↓
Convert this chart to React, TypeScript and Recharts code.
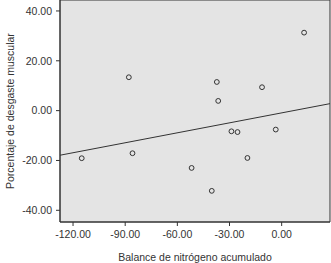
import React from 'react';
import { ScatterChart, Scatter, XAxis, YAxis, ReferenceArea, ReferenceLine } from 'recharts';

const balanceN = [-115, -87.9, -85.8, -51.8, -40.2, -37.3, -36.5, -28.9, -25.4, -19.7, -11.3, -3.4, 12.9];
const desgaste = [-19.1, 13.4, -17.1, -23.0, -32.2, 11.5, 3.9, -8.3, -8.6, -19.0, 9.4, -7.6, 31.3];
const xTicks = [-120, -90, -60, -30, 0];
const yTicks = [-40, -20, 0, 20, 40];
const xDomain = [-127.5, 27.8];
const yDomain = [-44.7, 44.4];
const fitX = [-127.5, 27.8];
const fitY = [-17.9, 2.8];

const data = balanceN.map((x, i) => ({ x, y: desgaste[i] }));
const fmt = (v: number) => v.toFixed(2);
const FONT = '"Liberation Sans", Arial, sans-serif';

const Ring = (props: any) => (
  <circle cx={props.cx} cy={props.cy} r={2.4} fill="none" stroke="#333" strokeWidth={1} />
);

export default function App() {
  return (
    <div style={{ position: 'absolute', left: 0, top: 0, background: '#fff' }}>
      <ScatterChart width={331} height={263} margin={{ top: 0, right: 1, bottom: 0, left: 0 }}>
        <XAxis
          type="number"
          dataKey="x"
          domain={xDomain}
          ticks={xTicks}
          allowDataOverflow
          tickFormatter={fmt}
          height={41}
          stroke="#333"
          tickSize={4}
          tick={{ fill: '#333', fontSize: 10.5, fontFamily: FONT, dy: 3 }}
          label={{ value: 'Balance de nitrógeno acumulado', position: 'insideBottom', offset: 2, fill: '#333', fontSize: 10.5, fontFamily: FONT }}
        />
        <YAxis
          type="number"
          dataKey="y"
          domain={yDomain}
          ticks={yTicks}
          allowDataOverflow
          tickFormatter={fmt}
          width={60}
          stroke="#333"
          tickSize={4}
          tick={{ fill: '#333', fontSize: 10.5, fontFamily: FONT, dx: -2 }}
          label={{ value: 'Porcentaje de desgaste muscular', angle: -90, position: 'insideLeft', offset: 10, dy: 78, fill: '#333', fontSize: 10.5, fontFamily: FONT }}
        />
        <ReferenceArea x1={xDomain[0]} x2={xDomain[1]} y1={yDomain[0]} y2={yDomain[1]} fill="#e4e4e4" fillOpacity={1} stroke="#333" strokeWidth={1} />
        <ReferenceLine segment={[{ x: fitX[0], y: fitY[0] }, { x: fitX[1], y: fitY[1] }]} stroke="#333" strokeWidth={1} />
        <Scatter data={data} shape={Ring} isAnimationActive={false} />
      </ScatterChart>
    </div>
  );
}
↑
↓
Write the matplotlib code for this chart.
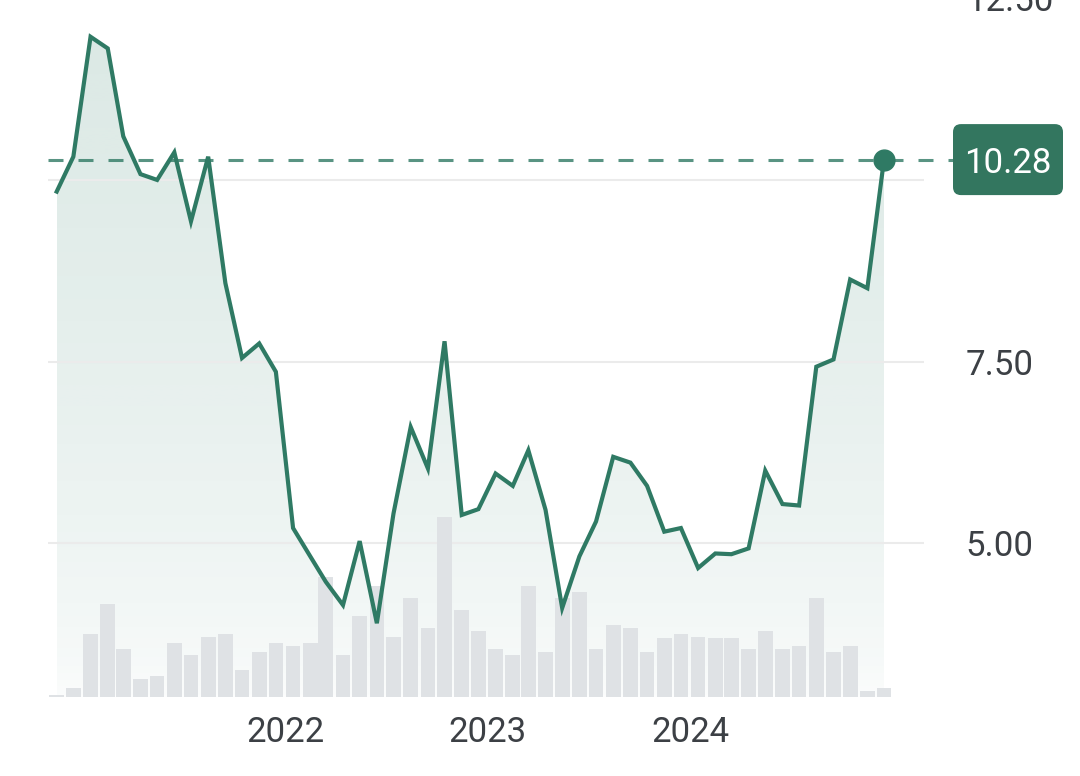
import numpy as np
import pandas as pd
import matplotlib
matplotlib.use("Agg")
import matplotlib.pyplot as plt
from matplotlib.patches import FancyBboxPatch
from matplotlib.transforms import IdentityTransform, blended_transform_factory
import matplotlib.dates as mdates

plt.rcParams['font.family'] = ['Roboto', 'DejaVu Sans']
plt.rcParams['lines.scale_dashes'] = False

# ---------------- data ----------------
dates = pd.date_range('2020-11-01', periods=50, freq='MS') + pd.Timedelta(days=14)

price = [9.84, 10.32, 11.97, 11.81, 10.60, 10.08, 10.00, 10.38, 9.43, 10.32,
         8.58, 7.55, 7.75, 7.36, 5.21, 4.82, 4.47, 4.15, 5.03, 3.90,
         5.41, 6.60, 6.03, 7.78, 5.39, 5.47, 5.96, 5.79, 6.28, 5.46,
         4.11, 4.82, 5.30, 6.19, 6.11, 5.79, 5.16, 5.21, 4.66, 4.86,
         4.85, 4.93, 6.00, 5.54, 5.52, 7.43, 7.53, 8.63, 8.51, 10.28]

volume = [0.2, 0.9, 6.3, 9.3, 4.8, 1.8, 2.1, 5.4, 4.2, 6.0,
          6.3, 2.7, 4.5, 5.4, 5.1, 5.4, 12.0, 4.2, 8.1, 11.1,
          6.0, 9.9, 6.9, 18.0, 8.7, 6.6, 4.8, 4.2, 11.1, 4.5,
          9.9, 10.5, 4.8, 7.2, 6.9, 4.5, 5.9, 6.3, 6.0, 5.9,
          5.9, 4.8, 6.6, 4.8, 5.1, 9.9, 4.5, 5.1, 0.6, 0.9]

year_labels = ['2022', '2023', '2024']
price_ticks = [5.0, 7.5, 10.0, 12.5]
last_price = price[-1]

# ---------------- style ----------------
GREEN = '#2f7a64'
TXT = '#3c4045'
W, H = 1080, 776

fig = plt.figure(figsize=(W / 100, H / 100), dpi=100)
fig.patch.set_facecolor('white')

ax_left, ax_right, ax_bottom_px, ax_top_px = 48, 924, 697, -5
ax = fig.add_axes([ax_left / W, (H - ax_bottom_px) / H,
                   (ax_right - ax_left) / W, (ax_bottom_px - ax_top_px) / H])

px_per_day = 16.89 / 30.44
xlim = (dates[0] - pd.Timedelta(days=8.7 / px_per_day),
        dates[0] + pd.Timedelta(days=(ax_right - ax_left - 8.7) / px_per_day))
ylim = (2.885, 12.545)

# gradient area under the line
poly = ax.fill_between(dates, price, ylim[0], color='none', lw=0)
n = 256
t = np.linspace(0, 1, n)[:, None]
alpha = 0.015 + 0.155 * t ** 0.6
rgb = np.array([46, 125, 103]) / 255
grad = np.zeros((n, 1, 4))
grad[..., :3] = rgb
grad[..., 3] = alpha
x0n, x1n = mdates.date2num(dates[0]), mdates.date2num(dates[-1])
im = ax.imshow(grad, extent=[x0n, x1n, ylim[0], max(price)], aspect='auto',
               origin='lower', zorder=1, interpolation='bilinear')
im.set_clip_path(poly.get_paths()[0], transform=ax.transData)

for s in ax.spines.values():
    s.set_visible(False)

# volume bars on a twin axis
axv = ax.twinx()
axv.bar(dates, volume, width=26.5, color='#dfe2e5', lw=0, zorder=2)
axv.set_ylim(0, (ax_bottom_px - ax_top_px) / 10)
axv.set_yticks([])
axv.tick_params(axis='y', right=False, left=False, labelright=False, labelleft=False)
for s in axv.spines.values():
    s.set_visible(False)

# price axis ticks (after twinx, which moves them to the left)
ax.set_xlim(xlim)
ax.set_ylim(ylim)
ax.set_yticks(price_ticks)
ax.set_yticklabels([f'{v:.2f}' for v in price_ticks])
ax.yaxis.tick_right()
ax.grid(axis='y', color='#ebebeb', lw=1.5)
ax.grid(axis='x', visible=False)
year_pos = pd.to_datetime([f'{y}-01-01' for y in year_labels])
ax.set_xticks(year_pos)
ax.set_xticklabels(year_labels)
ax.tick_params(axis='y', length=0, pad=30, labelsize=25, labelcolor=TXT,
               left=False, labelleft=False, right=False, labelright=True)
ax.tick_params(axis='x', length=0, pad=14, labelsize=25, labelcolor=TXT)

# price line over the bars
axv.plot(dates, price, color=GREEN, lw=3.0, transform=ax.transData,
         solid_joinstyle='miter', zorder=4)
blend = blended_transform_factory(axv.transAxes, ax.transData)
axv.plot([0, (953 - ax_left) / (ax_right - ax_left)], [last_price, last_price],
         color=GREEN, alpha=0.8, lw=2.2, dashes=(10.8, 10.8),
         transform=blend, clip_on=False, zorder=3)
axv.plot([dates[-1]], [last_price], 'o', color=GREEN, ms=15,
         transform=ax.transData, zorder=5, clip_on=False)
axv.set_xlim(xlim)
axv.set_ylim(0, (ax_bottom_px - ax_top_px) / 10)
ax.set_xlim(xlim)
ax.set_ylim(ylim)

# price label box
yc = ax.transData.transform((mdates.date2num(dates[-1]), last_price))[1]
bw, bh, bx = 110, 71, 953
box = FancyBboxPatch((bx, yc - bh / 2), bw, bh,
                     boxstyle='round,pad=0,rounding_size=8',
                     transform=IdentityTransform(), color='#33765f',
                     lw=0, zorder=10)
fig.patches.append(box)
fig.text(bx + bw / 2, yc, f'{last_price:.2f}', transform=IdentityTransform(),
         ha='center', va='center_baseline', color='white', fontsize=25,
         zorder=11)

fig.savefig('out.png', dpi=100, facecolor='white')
↑
↓
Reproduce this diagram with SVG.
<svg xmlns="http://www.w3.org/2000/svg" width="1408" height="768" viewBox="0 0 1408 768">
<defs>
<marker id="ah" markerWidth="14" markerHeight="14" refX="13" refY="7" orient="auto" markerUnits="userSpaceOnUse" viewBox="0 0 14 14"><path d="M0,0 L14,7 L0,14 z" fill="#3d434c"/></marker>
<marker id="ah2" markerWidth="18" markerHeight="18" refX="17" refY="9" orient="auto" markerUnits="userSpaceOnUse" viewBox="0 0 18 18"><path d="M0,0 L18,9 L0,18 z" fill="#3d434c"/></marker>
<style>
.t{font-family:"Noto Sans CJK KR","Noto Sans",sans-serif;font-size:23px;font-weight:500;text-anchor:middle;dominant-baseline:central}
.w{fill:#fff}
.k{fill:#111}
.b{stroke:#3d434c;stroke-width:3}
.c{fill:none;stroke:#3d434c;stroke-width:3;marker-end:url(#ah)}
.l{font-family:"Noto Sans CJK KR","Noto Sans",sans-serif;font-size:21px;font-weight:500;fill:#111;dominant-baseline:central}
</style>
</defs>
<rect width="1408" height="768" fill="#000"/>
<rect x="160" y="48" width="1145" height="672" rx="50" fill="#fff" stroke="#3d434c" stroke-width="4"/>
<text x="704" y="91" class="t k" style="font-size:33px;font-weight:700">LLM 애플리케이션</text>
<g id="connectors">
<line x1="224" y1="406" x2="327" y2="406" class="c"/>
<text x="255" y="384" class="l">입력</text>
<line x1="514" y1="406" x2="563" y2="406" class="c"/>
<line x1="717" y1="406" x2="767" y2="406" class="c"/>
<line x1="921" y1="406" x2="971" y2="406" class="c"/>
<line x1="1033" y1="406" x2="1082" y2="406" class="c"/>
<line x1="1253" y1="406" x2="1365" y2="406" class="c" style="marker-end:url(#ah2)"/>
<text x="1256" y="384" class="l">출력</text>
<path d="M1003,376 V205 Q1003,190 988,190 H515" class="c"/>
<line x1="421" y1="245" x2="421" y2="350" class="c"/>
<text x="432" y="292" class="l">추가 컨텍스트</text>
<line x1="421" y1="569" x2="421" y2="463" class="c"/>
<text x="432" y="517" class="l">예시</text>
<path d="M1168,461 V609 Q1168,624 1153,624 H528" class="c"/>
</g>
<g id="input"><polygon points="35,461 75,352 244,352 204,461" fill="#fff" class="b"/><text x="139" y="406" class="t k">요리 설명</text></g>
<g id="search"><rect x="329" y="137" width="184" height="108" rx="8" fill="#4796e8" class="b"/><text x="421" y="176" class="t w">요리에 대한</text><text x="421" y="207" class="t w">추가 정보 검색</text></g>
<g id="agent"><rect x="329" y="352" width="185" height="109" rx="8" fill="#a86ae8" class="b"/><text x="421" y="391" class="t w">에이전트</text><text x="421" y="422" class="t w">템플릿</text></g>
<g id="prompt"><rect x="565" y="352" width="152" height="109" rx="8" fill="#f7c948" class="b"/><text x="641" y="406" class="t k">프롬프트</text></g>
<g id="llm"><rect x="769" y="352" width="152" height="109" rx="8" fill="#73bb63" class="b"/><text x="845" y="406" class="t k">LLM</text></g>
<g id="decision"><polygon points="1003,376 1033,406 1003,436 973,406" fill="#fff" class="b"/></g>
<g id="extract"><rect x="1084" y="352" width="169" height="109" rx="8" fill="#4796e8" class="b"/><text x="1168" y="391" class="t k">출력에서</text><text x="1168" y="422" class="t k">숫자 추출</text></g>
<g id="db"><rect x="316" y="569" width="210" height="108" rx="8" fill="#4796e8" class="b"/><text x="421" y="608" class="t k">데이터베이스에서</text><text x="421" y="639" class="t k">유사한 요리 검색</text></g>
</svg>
↑
What needs to be done
Set down, without pictures, the lines between the line holding "Write the matplotlib code for this chart." and the line holding "import matplotlib.dates as mdates", both inclusive.

Full solution
Write the matplotlib code for this chart.
import numpy as np
import pandas as pd
import matplotlib
matplotlib.use("Agg")
import matplotlib.pyplot as plt
from matplotlib.patches import FancyBboxPatch
from matplotlib.transforms import IdentityTransform, blended_transform_factory
import matplotlib.dates as mdates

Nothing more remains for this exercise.